# Favorite books you were required to read in Grammar School.



## Mr Sci Fi (Feb 21, 2008)

Another topic inspired me to make this, but for those of you who had required literature in Grammar/Elementary/Grade school, which were among your favorites and most dreaded?

I liked "The Giver," "The Pigman," and "Mr. Pauper's Penguins." "Bridge To Terabithia" was ok, and I could barely get through "The Red Badge Of Courage." 
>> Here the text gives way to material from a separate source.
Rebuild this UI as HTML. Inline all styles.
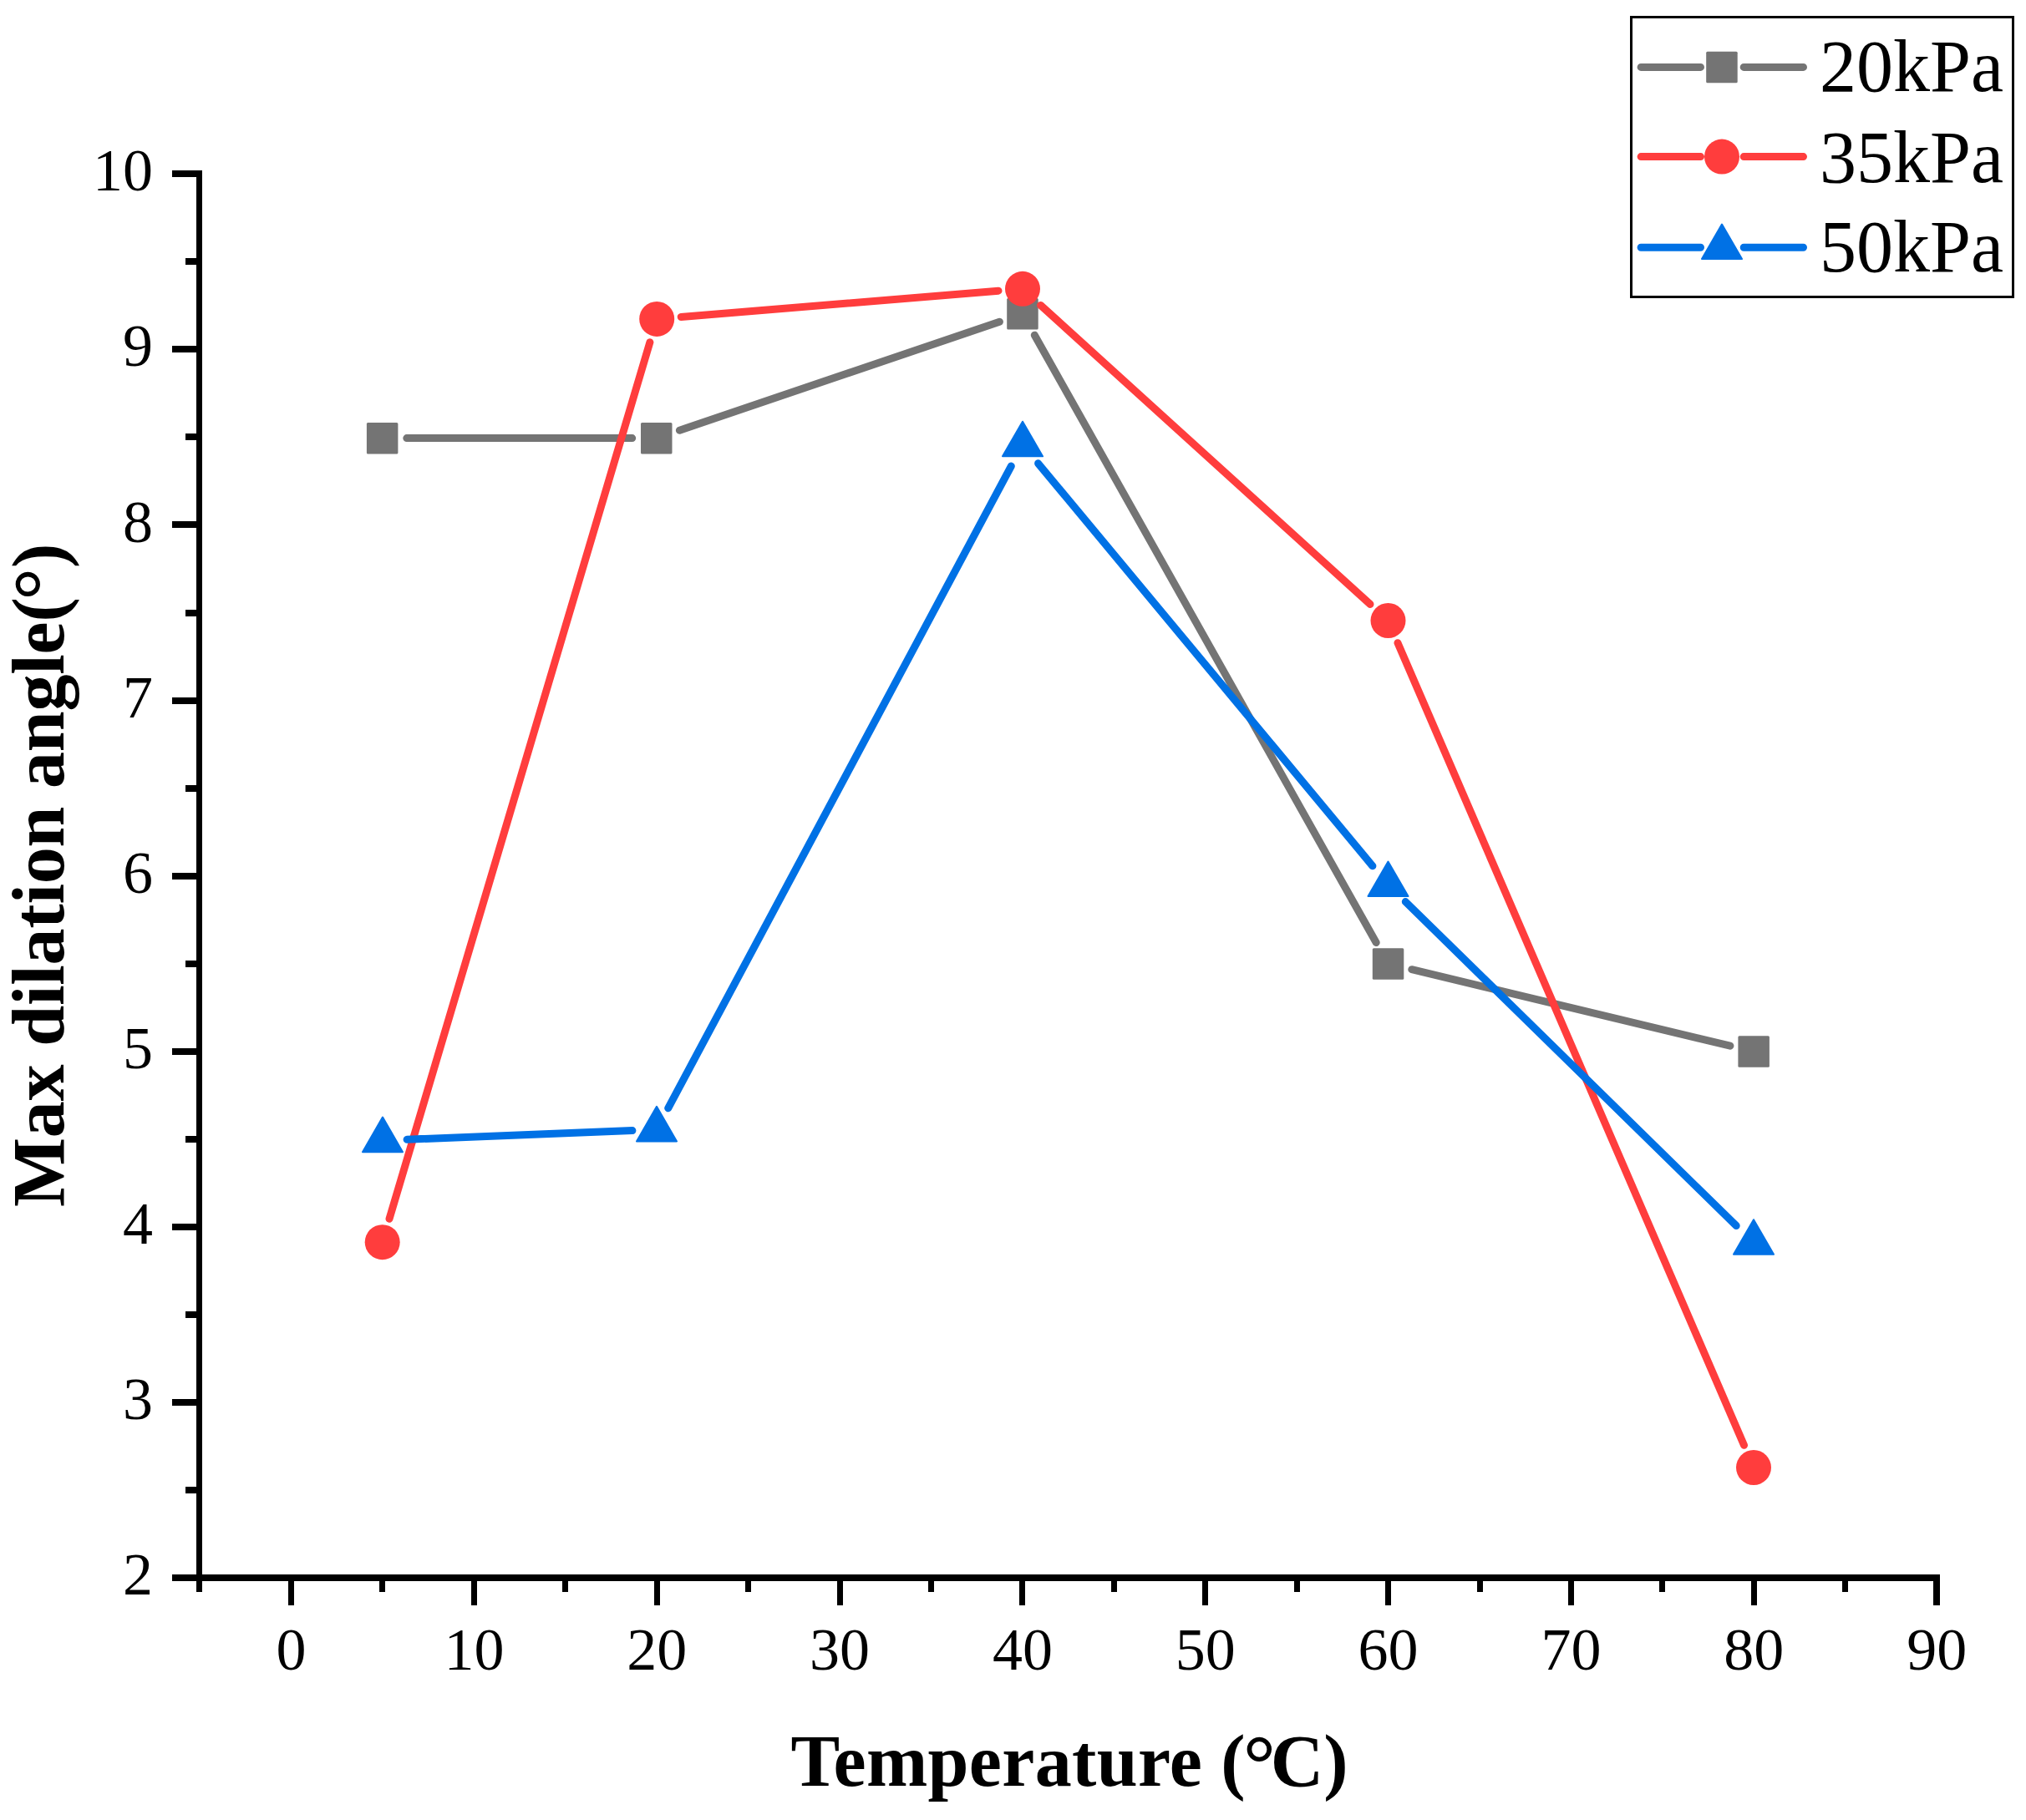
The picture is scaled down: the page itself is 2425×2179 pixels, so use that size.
<!DOCTYPE html>
<html lang="en"><head><meta charset="utf-8"><title>Max dilation angle vs Temperature</title>
<style>html,body{margin:0;padding:0;background:#fff}svg{display:block}text{font-family:"Liberation Serif","Times New Roman",serif;fill:#000}.tk{font-size:72px}.lg{font-size:88px}.tt{font-size:88px;font-weight:bold}</style></head><body>
<svg width="2425" height="2179" viewBox="0 0 2425 2179">
<rect width="2425" height="2179" fill="#fff"/>
<g fill="#000" shape-rendering="crispEdges">
<rect x="235" y="204" width="7" height="1689"/>
<rect x="235" y="1885" width="2087" height="8"/>
<rect x="206" y="1885" width="30" height="8"/>
<rect x="222" y="1780" width="14" height="8"/>
<rect x="206" y="1675" width="30" height="8"/>
<rect x="222" y="1570" width="14" height="8"/>
<rect x="206" y="1465" width="30" height="8"/>
<rect x="222" y="1360" width="14" height="8"/>
<rect x="206" y="1255" width="30" height="8"/>
<rect x="222" y="1150" width="14" height="8"/>
<rect x="206" y="1045" width="30" height="8"/>
<rect x="222" y="940" width="14" height="8"/>
<rect x="206" y="835" width="30" height="8"/>
<rect x="222" y="730" width="14" height="8"/>
<rect x="206" y="624" width="30" height="8"/>
<rect x="222" y="519" width="14" height="8"/>
<rect x="206" y="414" width="30" height="8"/>
<rect x="222" y="309" width="14" height="8"/>
<rect x="206" y="204" width="30" height="8"/>
<rect x="235" y="1890" width="7" height="16"/>
<rect x="345" y="1890" width="7" height="32"/>
<rect x="454" y="1890" width="7" height="16"/>
<rect x="564" y="1890" width="7" height="32"/>
<rect x="673" y="1890" width="7" height="16"/>
<rect x="783" y="1890" width="7" height="32"/>
<rect x="892" y="1890" width="7" height="16"/>
<rect x="1002" y="1890" width="7" height="32"/>
<rect x="1111" y="1890" width="7" height="16"/>
<rect x="1220" y="1890" width="7" height="32"/>
<rect x="1330" y="1890" width="7" height="16"/>
<rect x="1439" y="1890" width="7" height="32"/>
<rect x="1549" y="1890" width="7" height="16"/>
<rect x="1658" y="1890" width="7" height="32"/>
<rect x="1768" y="1890" width="7" height="16"/>
<rect x="1877" y="1890" width="7" height="32"/>
<rect x="1986" y="1890" width="7" height="16"/>
<rect x="2096" y="1890" width="7" height="32"/>
<rect x="2205" y="1890" width="7" height="16"/>
<rect x="2314" y="1890" width="8" height="32"/>
</g>
<g class="tk" text-anchor="end">
<text x="183" y="1909.3">2</text>
<text x="183" y="1699.2">3</text>
<text x="183" y="1489.0">4</text>
<text x="183" y="1278.9">5</text>
<text x="183" y="1068.8">6</text>
<text x="183" y="858.7">7</text>
<text x="183" y="648.5">8</text>
<text x="183" y="438.4">9</text>
<text x="183" y="227.5">10</text>
</g>
<g class="tk" text-anchor="middle">
<text x="348.5" y="1999">0</text>
<text x="567.4" y="1999">10</text>
<text x="786.2" y="1999">20</text>
<text x="1005.1" y="1999">30</text>
<text x="1223.9" y="1999">40</text>
<text x="1442.8" y="1999">50</text>
<text x="1661.6" y="1999">60</text>
<text x="1880.5" y="1999">70</text>
<text x="2099.3" y="1999">80</text>
<text x="2318.2" y="1999">90</text>
</g>
<text class="tt" x="946.5" y="2137.5"><tspan letter-spacing="0.35">Temperature</tspan> <tspan dx="0">(</tspan><tspan font-size="97" dx="-2.5" dy="6">°</tspan><tspan dx="-6" dy="-6">C)</tspan></text>
<text class="tt" transform="translate(76 1445) rotate(-90)"><tspan letter-spacing="-0.2">Max dilation angle</tspan><tspan dx="0">(</tspan><tspan font-size="97" dx="-3.5" dy="6.5">°</tspan><tspan dx="0" dy="-6.5">)</tspan></text>
<g>
<path d="M486.8 524.6L756.7 524.6M813.4 515.2L1196.4 385.2M1238.3 401.2L1647.2 1128.5M1689.8 1160.7L2070.9 1252.2" stroke="#747474" stroke-width="9" stroke-linecap="round" fill="none"/>
<rect x="438.9" y="505.9" width="37.5" height="37.5" rx="1.5" fill="#747474"/>
<rect x="767.0" y="505.9" width="37.5" height="37.5" rx="1.5" fill="#747474"/>
<rect x="1205.2" y="357.1" width="37.5" height="37.5" rx="1.5" fill="#747474"/>
<rect x="1642.8" y="1135.2" width="37.5" height="37.5" rx="1.5" fill="#747474"/>
<rect x="2080.4" y="1240.2" width="37.5" height="37.5" rx="1.5" fill="#747474"/>
<path d="M466.0 1459.3L777.9 409.8M815.2 379.5L1195.0 348.2M1245.5 365.4L1640.0 723.4M1673.0 769.7L2087.5 1730.3" stroke="#FF3D3D" stroke-width="9" stroke-linecap="round" fill="none"/>
<circle cx="457.7" cy="1487.2" r="21" fill="#FF3D3D"/>
<circle cx="786.2" cy="381.9" r="21" fill="#FF3D3D"/>
<circle cx="1224.0" cy="345.8" r="21" fill="#FF3D3D"/>
<circle cx="1661.5" cy="743.0" r="21" fill="#FF3D3D"/>
<circle cx="2099.0" cy="1757.0" r="21" fill="#FF3D3D"/>
<path d="M487.1 1364.2L756.9 1353.6M799.7 1326.8L1210.3 558.1M1242.6 554.8L1642.9 1036.8M1682.3 1079.6L2078.2 1467.5" stroke="#0071E5" stroke-width="9" stroke-linecap="round" fill="none"/>
<path d="M458.0 1337.6L482.0 1379.2L434.0 1379.2Z" fill="#0071E5" stroke="#0071E5" stroke-width="2" stroke-linejoin="round"/>
<path d="M786.0 1324.8L810.0 1366.4L762.0 1366.4Z" fill="#0071E5" stroke="#0071E5" stroke-width="2" stroke-linejoin="round"/>
<path d="M1224.0 504.7L1248.0 546.3L1200.0 546.3Z" fill="#0071E5" stroke="#0071E5" stroke-width="2" stroke-linejoin="round"/>
<path d="M1661.5 1031.5L1685.5 1073.1L1637.5 1073.1Z" fill="#0071E5" stroke="#0071E5" stroke-width="2" stroke-linejoin="round"/>
<path d="M2099.0 1460.2L2123.0 1501.8L2075.0 1501.8Z" fill="#0071E5" stroke="#0071E5" stroke-width="2" stroke-linejoin="round"/>
</g>
<rect x="1952.5" y="20.5" width="457" height="335" fill="#fff" stroke="#000" stroke-width="3" shape-rendering="crispEdges"/>
<path d="M1964.1 80.4L2035.5 80.4M2087.2 80.4L2158.5 80.4" stroke="#747474" stroke-width="9" stroke-linecap="round" fill="none"/>
<rect x="2042.2" y="61.7" width="37.5" height="37.5" rx="1.5" fill="#747474"/>
<text class="lg" x="2178" y="109.3">20kPa</text>
<path d="M1964.1 187.6L2035.5 187.6M2087.2 187.6L2158.5 187.6" stroke="#FF3D3D" stroke-width="9" stroke-linecap="round" fill="none"/>
<circle cx="2061.0" cy="187.6" r="21" fill="#FF3D3D"/>
<text class="lg" x="2178" y="217.5">35kPa</text>
<path d="M1964.1 296.2L2035.5 296.2M2087.2 296.2L2158.5 296.2" stroke="#0071E5" stroke-width="9" stroke-linecap="round" fill="none"/>
<path d="M2061.0 268.5L2085.0 310.1L2037.0 310.1Z" fill="#0071E5" stroke="#0071E5" stroke-width="2" stroke-linejoin="round"/>
<text class="lg" x="2178" y="324.6">50kPa</text>
</svg></body></html>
Oh, I almost forgot "Call Of The Wild." Can't forget ol' Jack London.


----------



## Katastrof (Feb 21, 2008)

The only two that stand out for me are: The Giver and The Outsiders. 

The only reason I liked the Giver was how it ended. Most of the class thought the open-ending was a cop out, I thought it was brilliant.


----------



## Suzip (Feb 21, 2008)

I honestly can't remember ......maybe its just too long ago.


----------



## ArlenOrobono (Feb 21, 2008)

I enjoyed The Giver as well .  Also, Catcher in the Rye and <3<3Ethan Frome<3<3.


----------



## Kideternity (Feb 23, 2008)

My top 3 were...

The Outsiders
Catcher In The Rye
Red Badge of Courage

all fantastic books that I think they should be required reading in all schools


----------



## kaseyisrad (Feb 23, 2008)

Top 3: 
The Outsiders. 
Roll of Thunder Hear My Cry. 
Go Ask Alice


----------



## boongee (Feb 23, 2008)

the catcher in the rye, I guess, although I read it before it was assigned.


----------



## wren (Mar 3, 2008)

"To Kill a Mockingbird" has always stayed with me.

I read catcher in the rye just recently to see what all the fuss was about - I am none the wiser...


----------